In other words, it is an imperfect alternative to governmental indifference or delay in the face of rapists, murders, robbers, homoe invasion burglars, lynch mobs and the like, without regard to whether the cause of law enforcement inaction in inability, negligence, or deliberate indifference to a person's safety. By its own reference to a well regulated militia, it implies that reasonable regulation of the right to bear arms is permissible, and the courts should analyze reasonableness in the context of backstopping the ability of individuals to protect themselves from private violence in the face of potential law enforcement inaction. The reference to a militia in this context also dovetails with the notion that in the 18th century volunteer citizen's patrols, sometimes called militias, rather than professional police departments that would not be invented for another half a century at least, were a central institution for the enforcement of criminal laws.
This theory of the Second Amendment still leaves many hard cases related to the issue of what regulation is reasonable. But, it at least provides an intelligible way of weighing the relevant considerations in the modern era, that does not rely on esoteric accounts of the detailed state of the common law and statutory law in 18th century colonial America, and respects the values that makes sense in the large individual human rights oriented interpretation that we have given to the Bill of Rights as a whole over two centuries (well mostly the last century, before which the Bill of Rights was mostly ignored as a means to declare laws unconstitutional) of interpretation. The Constitution was kept short, in part, in order to retain flexibility that wouldn't keep our political system hidebound by the kind of accidental and long forgotten precedents that Scalia puts so much stock in under his crabbed version of originalism.
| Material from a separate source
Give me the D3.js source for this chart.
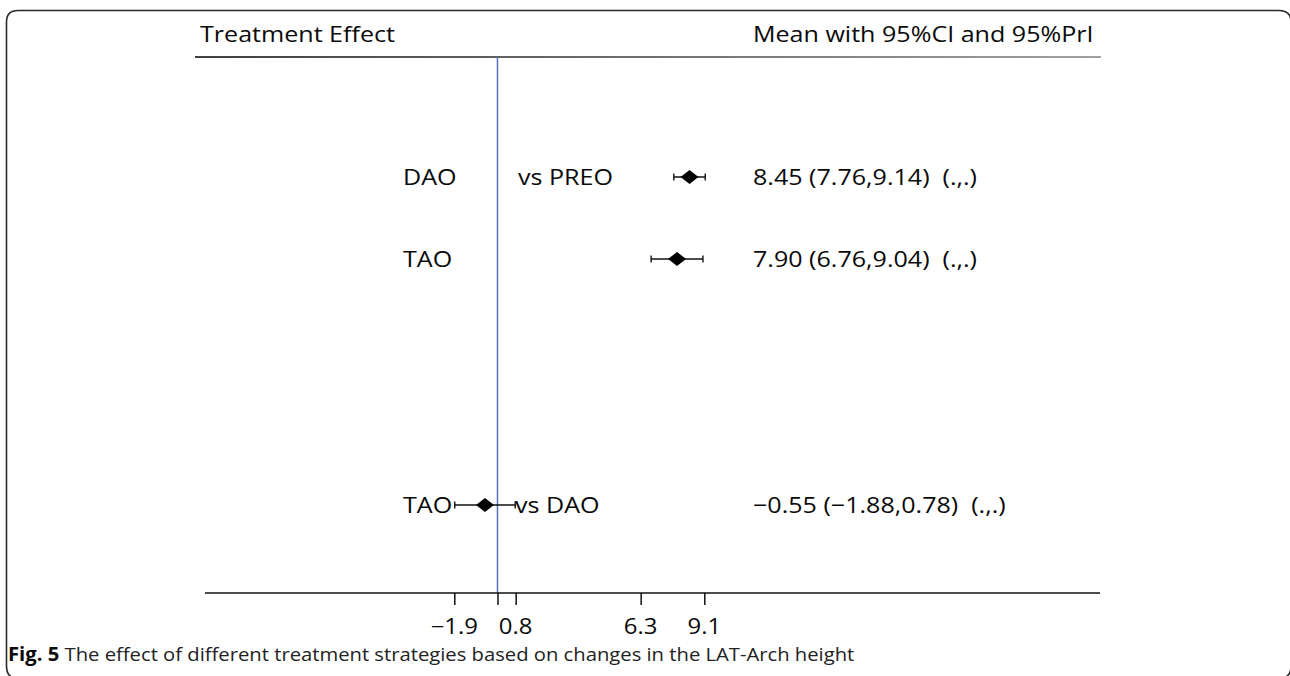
<!DOCTYPE html>
<html>
<head>
<meta charset="utf-8">
<script src="https://cdn.jsdelivr.net/npm/d3@7"></script>
<style>
  html, body { margin: 0; padding: 0; background: #fff; }
  svg { display: block; }
  text { font-family: "Open Sans", "Noto Sans", sans-serif; fill: #0a0a0a; white-space: pre; }
</style>
</head>
<body>
<svg id="chart" width="1290" height="676"></svg>
<script>
// ---- data ----
const treatments  = ["DAO", "TAO", "TAO"];
const comparators = ["vs PREO", "", "vs DAO"];
const means       = [8.45, 7.90, -0.55];
const lowers      = [7.76, 6.76, -1.88];
const uppers      = [9.14, 9.04, 0.78];
const rowSlots    = [0, 1, 4];
const tickValues  = [-1.9, 0, 0.8, 6.3, 9.1];
const tickLabels  = ["−1.9", "", "0.8", "6.3", "9.1"];
const headerLeft  = "Treatment Effect";
const headerRight = "Mean with 95%CI and 95%PrI";
const captionBold = "Fig. 5";
const captionText = " The effect of different treatment strategies based on changes in the LAT-Arch height";

// ---- layout ----
const svg = d3.select("#chart");
const x = d3.scaleLinear().domain([-1.9, 9.1]).range([454.3, 704.3]);
const y = d3.scaleLinear().domain([0, 4]).range([177, 505]);
const axisY = 593, headerY = 57;
const axisX0 = 205, axisX1 = 1100;
const fs = 22;

function stretchedText(sel, str, px, py, opts = {}) {
  const g = sel.append("g").attr("transform", `translate(${px},${py})`);
  const t = g.append("text")
    .attr("font-size", opts.size || fs)
    .attr("text-anchor", opts.anchor || "start")
    .attr("dy", opts.dy || 0)
    .text(str);
  if (opts.weight) t.attr("font-weight", opts.weight);
  return { g, t };
}

// frame (right and bottom edges sit just outside the visible area, as in the reference)
svg.append("path")
  .attr("d", "M6.5,666 L6.5,22 Q6.5,10.5 18,10.5 L1279,10.5 Q1291,10.5 1291,22 L1291,666 Q1291,678.5 1279,678.5 L18,678.5 Q6.5,678.5 6.5,666 Z")
  .attr("fill", "none").attr("stroke", "#2a2a2a").attr("stroke-width", 1.6);

// header line (gradient dark->gray)
const defs = svg.append("defs");
const grad = defs.append("linearGradient").attr("id", "hg").attr("x1", "0").attr("x2", "1");
grad.append("stop").attr("offset", "0").attr("stop-color", "#111");
grad.append("stop").attr("offset", "1").attr("stop-color", "#8a8a8a");
svg.append("rect").attr("x", 195).attr("y", headerY - 0.8).attr("width", 906).attr("height", 1.6)
  .attr("fill", "url(#hg)");

// header texts (reference figure is horizontally stretched; use one common stretch)
const hl = stretchedText(svg, headerLeft, 200, 42);
const sx = 195 / hl.t.node().getComputedTextLength();
function applyStretch(o) { o.t.attr("transform", `scale(${sx},1)`); }
applyStretch(hl);
applyStretch(stretchedText(svg, headerRight, 753, 42));

// zero line
svg.append("line")
  .attr("x1", x(0)).attr("x2", x(0)).attr("y1", headerY).attr("y2", axisY)
  .attr("stroke", "#5a6fc4").attr("stroke-width", 1.5);

// axis
svg.append("line").attr("x1", axisX0).attr("x2", axisX1).attr("y1", axisY).attr("y2", axisY)
  .attr("stroke", "#111").attr("stroke-width", 1.5);
const axis = d3.axisBottom(x).tickValues(tickValues)
  .tickFormat((d, i) => tickLabels[i]).tickSize(12).tickPadding(0);
const ag = svg.append("g").attr("transform", `translate(0,${axisY})`).call(axis);
ag.select(".domain").remove();
ag.selectAll(".tick line").attr("stroke", "#111").attr("stroke-width", 1.5);
ag.selectAll(".tick text").remove();
tickValues.forEach((v, i) => {
  if (tickLabels[i]) {
    applyStretch(stretchedText(svg, tickLabels[i], x(v), 634, { anchor: "middle", size: 21 }));
  }
});

// rows
const fmt = v => d3.format(".2f")(v).replace("-", "−");
treatments.forEach((tr, i) => {
  const ry = y(rowSlots[i]);
  applyStretch(stretchedText(svg, tr, 403, ry, { dy: "0.36em" }));
  if (comparators[i]) {
    applyStretch(stretchedText(svg, comparators[i], i === 0 ? 518 : 515, ry, { dy: "0.36em" }));
  }
  const label = `${fmt(means[i])} (${fmt(lowers[i])},${fmt(uppers[i])})  (.,.)`;
  applyStretch(stretchedText(svg, label, 753, ry, { dy: "0.36em" }));
});

// CI whiskers
const marks = svg.append("g");
marks.selectAll("line.ci").data(means).join("line").attr("class", "ci")
  .attr("x1", (d, i) => x(lowers[i])).attr("x2", (d, i) => x(uppers[i]))
  .attr("y1", (d, i) => y(rowSlots[i])).attr("y2", (d, i) => y(rowSlots[i]))
  .attr("stroke", "#111").attr("stroke-width", 1.4);
["lo", "hi"].forEach(k => {
  marks.selectAll("line.cap" + k).data(means).join("line").attr("class", "cap" + k)
    .attr("x1", (d, i) => x(k === "lo" ? lowers[i] : uppers[i]))
    .attr("x2", (d, i) => x(k === "lo" ? lowers[i] : uppers[i]))
    .attr("y1", (d, i) => y(rowSlots[i]) - 3.5).attr("y2", (d, i) => y(rowSlots[i]) + 3.5)
    .attr("stroke", "#111").attr("stroke-width", 1.4);
});
// diamonds
marks.selectAll("path.dm").data(means).join("path").attr("class", "dm")
  .attr("d", (d, i) => {
    const cx = x(d), cy = y(rowSlots[i]);
    return `M${cx - 9},${cy} L${cx},${cy - 7} L${cx + 9},${cy} L${cx},${cy + 7} Z`;
  })
  .attr("fill", "#000");

// caption
const cap = svg.append("text").attr("x", 8).attr("y", 661).attr("font-size", 19);
cap.append("tspan").attr("font-weight", "bold").text(captionBold);
cap.append("tspan").attr("fill", "#222").text(captionText);
const cw = cap.node().getComputedTextLength();
cap.attr("transform", `translate(8,0) scale(${847 / cw},1) translate(-8,0)`);
</script>
</body>
</html>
Yes, the intent of the Founders is relevant to the analysis of the meaning of the constitution, but a drafters intent analysis ought to be conducted at a much higher level of generality. Judges should be trying to discern from the Founders statements and the overall context, the core principles behind a constitutional provision, rather than minutae of how cases that could never have come up then would have been decided by those particular people at that particular time. Originalism also needs to recognize that not every law and common law decision in force in 1791 was necessarily constitutional even then under the newly adopted Bill of Rights, which marked a revolutionary step in law making and not simply a rubber stamping of the status quo. It was adopted because the Founders were concerned that the 1789 status quo might be flawed. The Bill of Rights was adopted because the Founders felt that some of the rights it protected could be in the near future, or already were being, violated by the new federal government of the independent and united States who had adopted the new constitution in 1789 that replaced the Articles of the Confederacy (not to be confused with the Confederate States of American in 1861) that had preceded it.
The nation was just a quarter century old at the time, and no one was thinking about how the exact language its provisions might apply in a science fiction future where a man could fly, or another man could hold in his hands a weapon that might shoot hundreds of people out of the sky, two centuries later. Even mass produced semi-automatic or revolving pistols were far in the future at that point.
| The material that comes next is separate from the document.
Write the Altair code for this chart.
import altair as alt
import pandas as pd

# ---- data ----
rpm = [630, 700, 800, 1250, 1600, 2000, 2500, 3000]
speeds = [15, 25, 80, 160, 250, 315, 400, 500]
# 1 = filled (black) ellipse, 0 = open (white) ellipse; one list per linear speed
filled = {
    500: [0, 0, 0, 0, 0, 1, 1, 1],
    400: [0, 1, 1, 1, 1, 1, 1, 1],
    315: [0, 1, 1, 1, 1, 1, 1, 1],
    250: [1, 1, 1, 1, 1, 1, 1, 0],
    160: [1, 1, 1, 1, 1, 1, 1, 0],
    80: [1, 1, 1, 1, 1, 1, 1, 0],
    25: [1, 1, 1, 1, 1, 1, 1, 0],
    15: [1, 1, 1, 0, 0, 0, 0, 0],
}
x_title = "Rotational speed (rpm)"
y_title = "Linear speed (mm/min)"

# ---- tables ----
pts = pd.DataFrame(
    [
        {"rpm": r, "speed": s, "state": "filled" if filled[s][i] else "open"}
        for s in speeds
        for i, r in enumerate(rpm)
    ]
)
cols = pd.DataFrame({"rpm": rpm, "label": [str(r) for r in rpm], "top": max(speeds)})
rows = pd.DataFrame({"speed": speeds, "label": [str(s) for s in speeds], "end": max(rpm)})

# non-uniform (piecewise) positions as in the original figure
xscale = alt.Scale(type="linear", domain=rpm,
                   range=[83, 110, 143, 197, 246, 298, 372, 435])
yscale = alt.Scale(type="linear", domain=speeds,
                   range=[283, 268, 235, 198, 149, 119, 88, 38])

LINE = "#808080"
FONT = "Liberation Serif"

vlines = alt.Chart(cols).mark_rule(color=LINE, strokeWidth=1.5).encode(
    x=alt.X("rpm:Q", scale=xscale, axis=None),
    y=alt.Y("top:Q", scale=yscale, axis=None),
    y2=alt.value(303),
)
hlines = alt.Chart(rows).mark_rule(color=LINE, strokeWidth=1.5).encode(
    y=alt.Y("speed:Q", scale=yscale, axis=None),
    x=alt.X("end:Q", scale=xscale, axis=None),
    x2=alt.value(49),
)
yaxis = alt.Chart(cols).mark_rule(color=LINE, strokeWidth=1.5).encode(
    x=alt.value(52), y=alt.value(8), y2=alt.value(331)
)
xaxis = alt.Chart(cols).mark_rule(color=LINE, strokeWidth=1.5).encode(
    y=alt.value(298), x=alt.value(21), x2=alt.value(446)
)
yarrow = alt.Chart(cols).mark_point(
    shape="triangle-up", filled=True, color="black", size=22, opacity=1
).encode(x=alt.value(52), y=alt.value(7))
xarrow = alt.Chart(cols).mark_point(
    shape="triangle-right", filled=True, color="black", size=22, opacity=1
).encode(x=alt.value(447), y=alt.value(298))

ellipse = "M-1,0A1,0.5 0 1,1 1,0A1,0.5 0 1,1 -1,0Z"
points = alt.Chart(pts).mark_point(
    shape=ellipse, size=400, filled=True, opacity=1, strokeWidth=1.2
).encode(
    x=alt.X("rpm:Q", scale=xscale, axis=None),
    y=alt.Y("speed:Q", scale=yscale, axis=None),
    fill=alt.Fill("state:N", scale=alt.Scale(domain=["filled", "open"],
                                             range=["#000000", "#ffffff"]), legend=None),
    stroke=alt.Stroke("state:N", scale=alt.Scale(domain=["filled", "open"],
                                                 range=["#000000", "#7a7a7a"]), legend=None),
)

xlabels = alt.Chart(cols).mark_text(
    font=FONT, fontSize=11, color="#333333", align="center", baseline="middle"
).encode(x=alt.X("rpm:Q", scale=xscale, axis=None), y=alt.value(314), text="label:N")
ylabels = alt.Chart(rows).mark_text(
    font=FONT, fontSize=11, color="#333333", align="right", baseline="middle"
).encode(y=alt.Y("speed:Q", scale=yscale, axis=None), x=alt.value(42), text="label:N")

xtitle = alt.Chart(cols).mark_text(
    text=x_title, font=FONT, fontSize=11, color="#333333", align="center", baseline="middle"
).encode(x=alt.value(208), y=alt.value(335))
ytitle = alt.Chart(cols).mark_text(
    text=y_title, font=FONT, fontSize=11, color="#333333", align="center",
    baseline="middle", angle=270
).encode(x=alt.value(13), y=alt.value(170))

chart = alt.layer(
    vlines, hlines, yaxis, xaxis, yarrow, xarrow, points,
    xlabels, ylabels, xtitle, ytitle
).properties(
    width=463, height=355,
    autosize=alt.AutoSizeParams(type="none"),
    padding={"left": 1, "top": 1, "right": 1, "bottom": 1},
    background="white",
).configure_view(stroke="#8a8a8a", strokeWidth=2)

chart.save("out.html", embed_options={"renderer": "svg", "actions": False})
This isn't to say that the Second Amendment should exclude any weapon that didn't exist at the time of the Founding, but the opposite assumption makes no more sense. The issue is why the Founders thought it made sense have the Second Amendment, and why the drafter of the 14th Amendment under the authority of which the Second Amendment is applied to the states felt it was necessary to expand the scope of federal power over state law in the 1860s, not what its specific scope the Second Amendment was believed to have in 1791.